The main difference Trant said she sees in the new material versus the old material is that there is a greater depth into one topic instead of covering multiple topics and only scratching the surface.

“Before, it was kind of more open-ended writing questions where the kids just wrote,” Trant said. “Now, they’re taking a position and defending it using facts from the text.

“There’s greater depth and not just teaching one thing and moving on.”

The math portion of the common-core standards takes a similar approach, requiring students to have the ability to justify why a particular mathematical statement is true or identifying from where a rule comes.

Those standards are something Dana Williams, eighth grade pre-algebra teacher at Vidalia Junior High School, said she agrees students should know.
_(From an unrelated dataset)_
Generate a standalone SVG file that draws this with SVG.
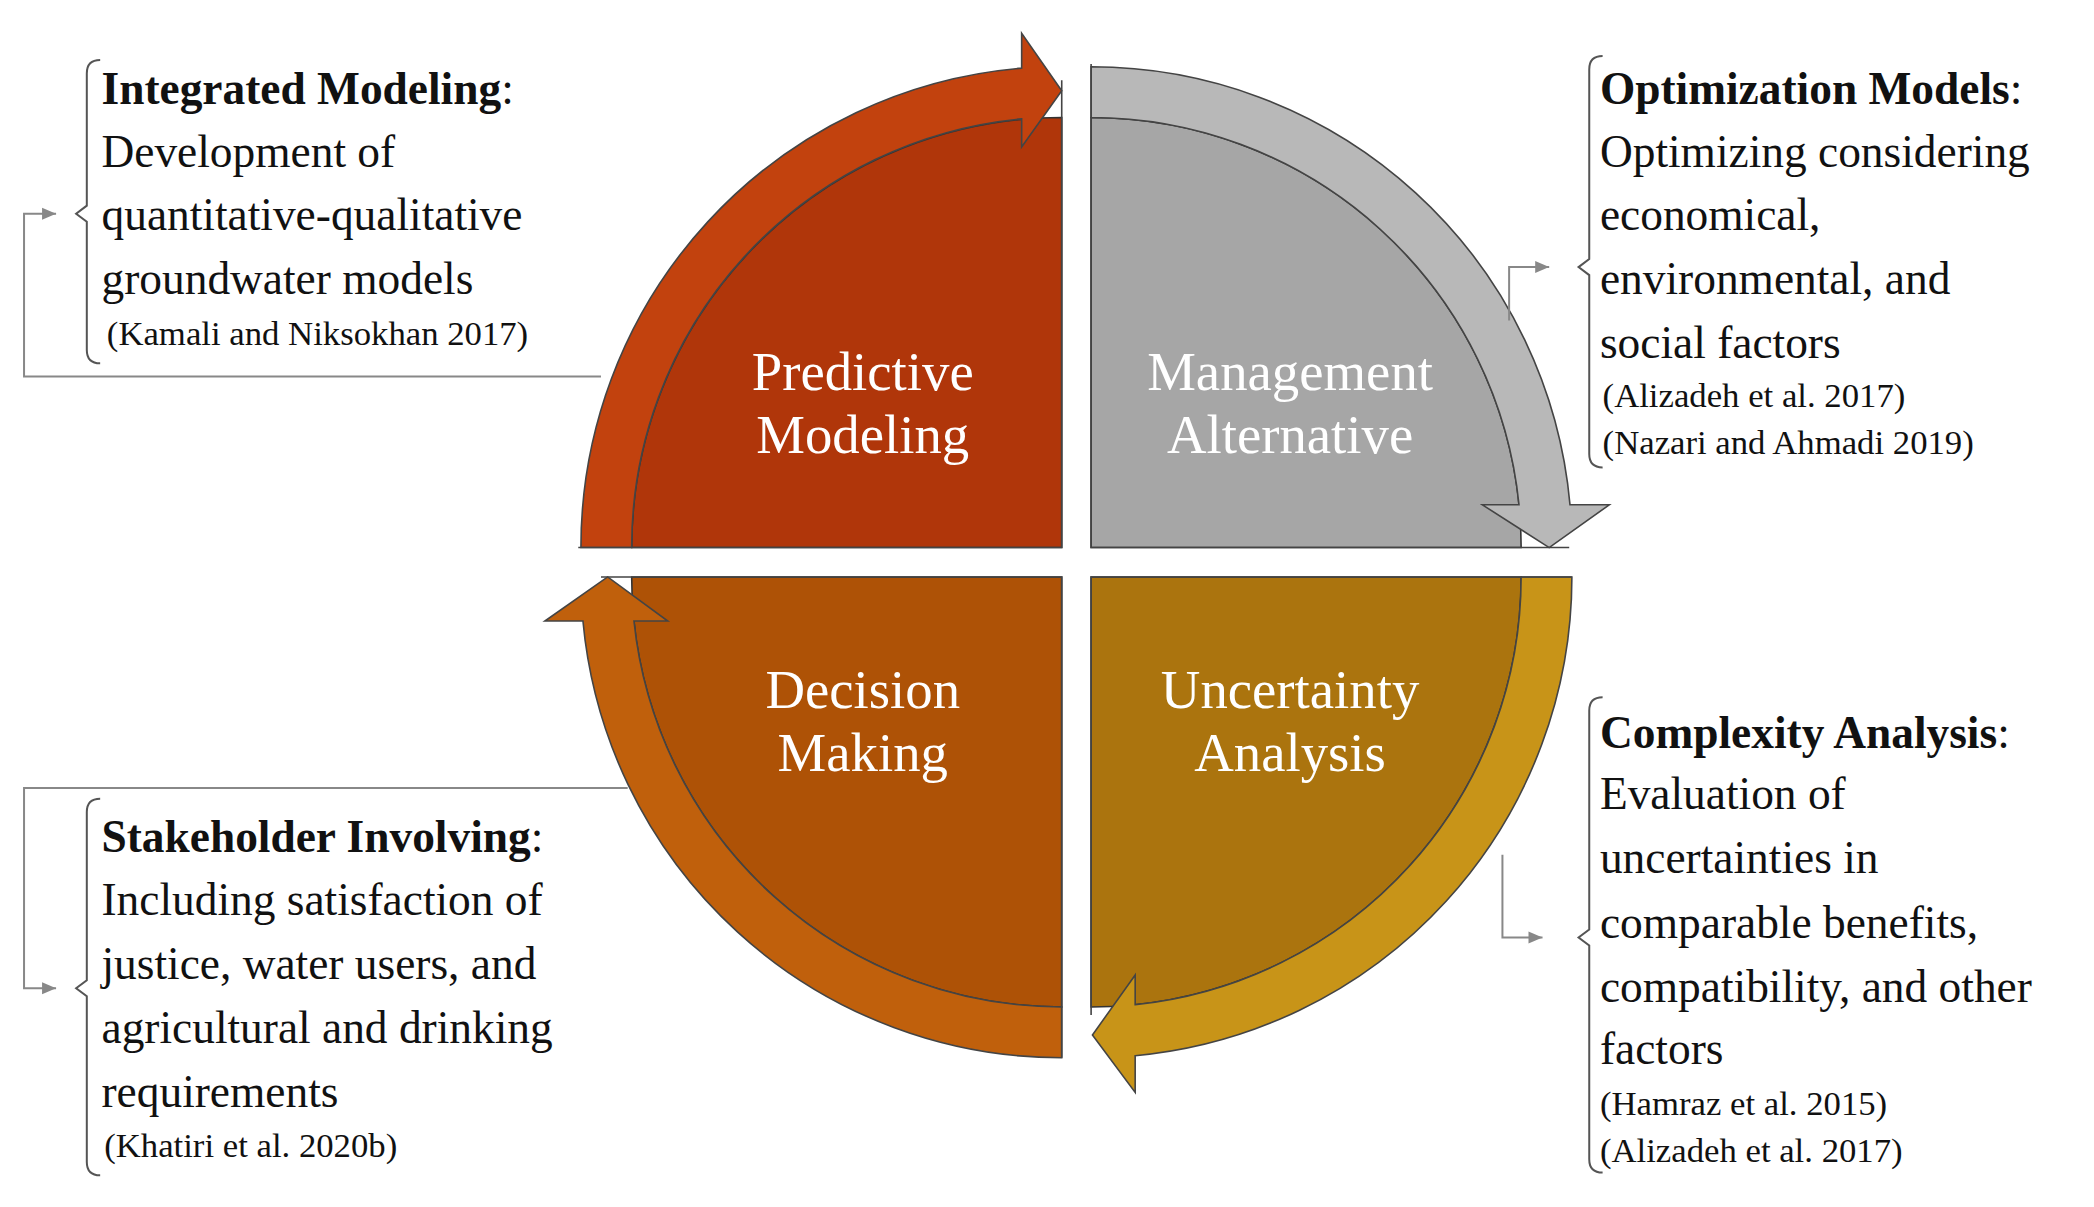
<svg xmlns="http://www.w3.org/2000/svg" width="2094" height="1207" viewBox="0 0 2094 1207">
<style>
.lbl{font-family:"Liberation Serif",serif;font-size:41px;fill:#fff;text-anchor:middle}
.t{font-family:"Liberation Serif",serif;font-size:34px;fill:#111}
.c{font-family:"Liberation Serif",serif;font-size:26px;fill:#111}
.b{font-weight:bold}
.br{fill:none;stroke:#555;stroke-width:1.5}
.cn{fill:none;stroke:#888;stroke-width:1.5}
.band{stroke:#444;stroke-width:1.2}
.pie{stroke:#333;stroke-width:1.2}
</style>
<defs><marker id="ah" markerWidth="8" markerHeight="8" refX="7" refY="4" orient="auto"><path d="M0,1 L7,4 L0,7 Z" fill="#888"/></marker></defs>
<rect width="2094" height="1207" fill="#fff"/>
<g transform="scale(1.3355)">
<g id="predictive">
<path class="pie" d="M795 410 L473 410 A322 322 0 0 1 795 88 Z" fill="#b0360a"/>
<path class="band" d="M435 410 A360 360 0 0 1 765 51 L765 25 L795 68 L765 110 L765 89 A322 322 0 0 0 473 410 Z" fill="#c2420e"/>
<path d="M795 60 L795 410 L433 410" fill="none" stroke="#444" stroke-width="1.2"/>
<text class="lbl" x="646" y="292">Predictive</text><text class="lbl" x="646" y="339">Modeling</text>
</g>
<g id="management">
<path class="pie" d="M817 410 L817 88 A322 322 0 0 1 1139 410 Z" fill="#a6a6a6"/>
<path class="band" d="M817 50 A360 360 0 0 1 1175.6 378 L1205 378 L1160 410 L1110 378 L1137.4 378 A322 322 0 0 0 817 88 Z" fill="#b8b8b8"/>
<path d="M817 48 L817 410 L1175 410" fill="none" stroke="#444" stroke-width="1.2"/>
<text class="lbl" x="966" y="292">Management</text><text class="lbl" x="966" y="339">Alternative</text>
</g>
<g id="decision">
<path class="pie" d="M795 432 L795 754 A322 322 0 0 1 473 432 Z" fill="#ae5206"/>
<path class="band" d="M795 792 A360 360 0 0 1 436.5 465 L408 465 L455 432 L500 465 L474.7 465 A322 322 0 0 0 795 754 Z" fill="#c0600c"/>
<path d="M450 432 L795 432 L795 792" fill="none" stroke="#444" stroke-width="1.2"/>
<text class="lbl" x="646" y="530">Decision</text><text class="lbl" x="646" y="577">Making</text>
</g>
<g id="uncertainty">
<path class="pie" d="M817 432 L1139 432 A322 322 0 0 1 817 754 Z" fill="#ab740e"/>
<path class="band" d="M1177 432 A360 360 0 0 1 850 790.5 L850 818 L818 775 L850 730 L850 752.3 A322 322 0 0 0 1139 432 Z" fill="#c89418"/>
<path d="M817 760 L817 432 L1177 432" fill="none" stroke="#444" stroke-width="1.2"/>
<text class="lbl" x="966" y="530">Uncertainty</text><text class="lbl" x="966" y="577">Analysis</text>
</g>
<g id="connectors">
<path class="cn" d="M450 282 L18 282 L18 160 L42 160" marker-end="url(#ah)"/>
<path class="cn" d="M1130 240 L1130 200 L1160 200" marker-end="url(#ah)"/>
<path class="cn" d="M470 590 L18 590 L18 740 L42 740" marker-end="url(#ah)"/>
<path class="cn" d="M1125 640 L1125 702 L1155 702" marker-end="url(#ah)"/>
</g>
<g id="integrated">
<path class="br" d="M75 45 Q65 45 65 55 L65 154 L57 160 L65 166 L65 262 Q65 272 75 272"/>
<text class="t" x="76" y="78"><tspan class="b">Integrated Modeling</tspan>:</text>
<text class="t" x="76" y="125">Development of</text>
<text class="t" x="76" y="172">quantitative-qualitative</text>
<text class="t" x="76" y="220">groundwater models</text>
<text class="c" x="80" y="258">(Kamali and Niksokhan 2017)</text>
</g>
<g id="optimization">
<path class="br" d="M1200 42 Q1190 42 1190 52 L1190 194 L1182 200 L1190 206 L1190 340 Q1190 350 1200 350"/>
<text class="t" x="1198" y="78"><tspan class="b">Optimization Models</tspan>:</text>
<text class="t" x="1198" y="125">Optimizing considering</text>
<text class="t" x="1198" y="172">economical,</text>
<text class="t" x="1198" y="220">environmental, and</text>
<text class="t" x="1198" y="268">social factors</text>
<text class="c" x="1200" y="305">(Alizadeh et al. 2017)</text>
<text class="c" x="1200" y="340">(Nazari and Ahmadi 2019)</text>
</g>
<g id="stakeholder">
<path class="br" d="M75 598 Q65 598 65 608 L65 734 L57 740 L65 746 L65 870 Q65 880 75 880"/>
<text class="t" x="76" y="638"><tspan class="b">Stakeholder Involving</tspan>:</text>
<text class="t" x="76" y="685">Including satisfaction of</text>
<text class="t" x="76" y="733">justice, water users, and</text>
<text class="t" x="76" y="781">agricultural and drinking</text>
<text class="t" x="76" y="829">requirements</text>
<text class="c" x="78" y="866">(Khatiri et al. 2020b)</text>
</g>
<g id="complexity">
<path class="br" d="M1200 522 Q1190 522 1190 532 L1190 696 L1182 702 L1190 708 L1190 868 Q1190 878 1200 878"/>
<text class="t" x="1198" y="560"><tspan class="b">Complexity Analysis</tspan>:</text>
<text class="t" x="1198" y="606">Evaluation of</text>
<text class="t" x="1198" y="654">uncertainties in</text>
<text class="t" x="1198" y="702">comparable benefits,</text>
<text class="t" x="1198" y="750">compatibility, and other</text>
<text class="t" x="1198" y="797">factors</text>
<text class="c" x="1198" y="835">(Hamraz et al. 2015)</text>
<text class="c" x="1198" y="870">(Alizadeh et al. 2017)</text>
</g>
</g>
</svg>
“I think this is something that needed to happen and will end up helping everyone in the long run,” Williams said. “The problems aren’t necessarily more difficult, but they are different because they go into more depth and require the students to show how they got their answer instead of just getting the answer and moving on.”

But any change to what a student previously has been accustomed to learning will come with some resistance, Williams said.

“They definitely recognize that what they’re doing is different and sometimes a bit harder than last year,” Williams said. “But sometimes they also just use that as an excuse to not show the work, and that’s something they need to be doing to help them understand the problems and not just get an answer.”

Combating that sense of resistance or lack of motivation is something Nelson said he is constantly trying to instill in teachers, administrators and even parents.

“A lot of times when kids look at things that are hard and challenging the first reaction is to quit or skip it, so we have to battle that mindset and motivate them to let them know they can solve the problem,” Nelson said. “It’s like a football team getting off the bus and seeing the other team is bigger and stronger and thinking they’re beat before the kick off.

“If we change some of that mentality with the teachers and parents coming into play helping to encourage them to stay the course and work through it, they’ll overcome anything.”

One step ahead

Across the river in Mississippi, Natchez-Adams School District students will not see any common-core material on their state tests this year, but some students are already learning the material in the classroom.

Mississippi adopted the Common Core State Standards in 2010 with the goal of being fully implemented in kindergarten through 12th grade in ELA and math by the 2014-2015 school year.

Elementary school students, specifically those in kindergarten through third grade, are already learning common-core material in Natchez schools.

While students in higher grades across the state might not see common-core material in their classrooms for another year, NASD Superintendent Frederick Hill said he wanted to make sure as many students were exposed to the material before the required full implantation.

“We’re not going to wait until it becomes mandatory to start teaching our students this material,” Hill said. “We don’t want to be jumping into this all at the same time.

“We want to get the ball rolling first and build the plane before we fly it.”

A curriculum-writing project this summer will target 32 content areas that will be dissected and rewritten by teams of curriculum writers, team leaders and editors to help align the district with the Common Core State Standards.

Having 130 employees already within the district working on the project will the give the district its own unique curriculum, while also giving the teachers and administrators an opportunity to be well versed in the material, Hill said.

“As I’ve said before, we don’t want to hire an outside company to come in and tell us what’s best for the district when we have teachers and administrators who know what they need to be teaching,” Hill said. “It also gives them an excellent opportunity to learn the material before they even step foot in the classroom to teach it.”

The curriculum-writing project will begin on June 10 and last until July 10.

At the end of the project, the district’s curriculum should be aligned with both Common Core State Standards as well as Mississippi Frameworks Standards for students in prekindergarten through 12th grade.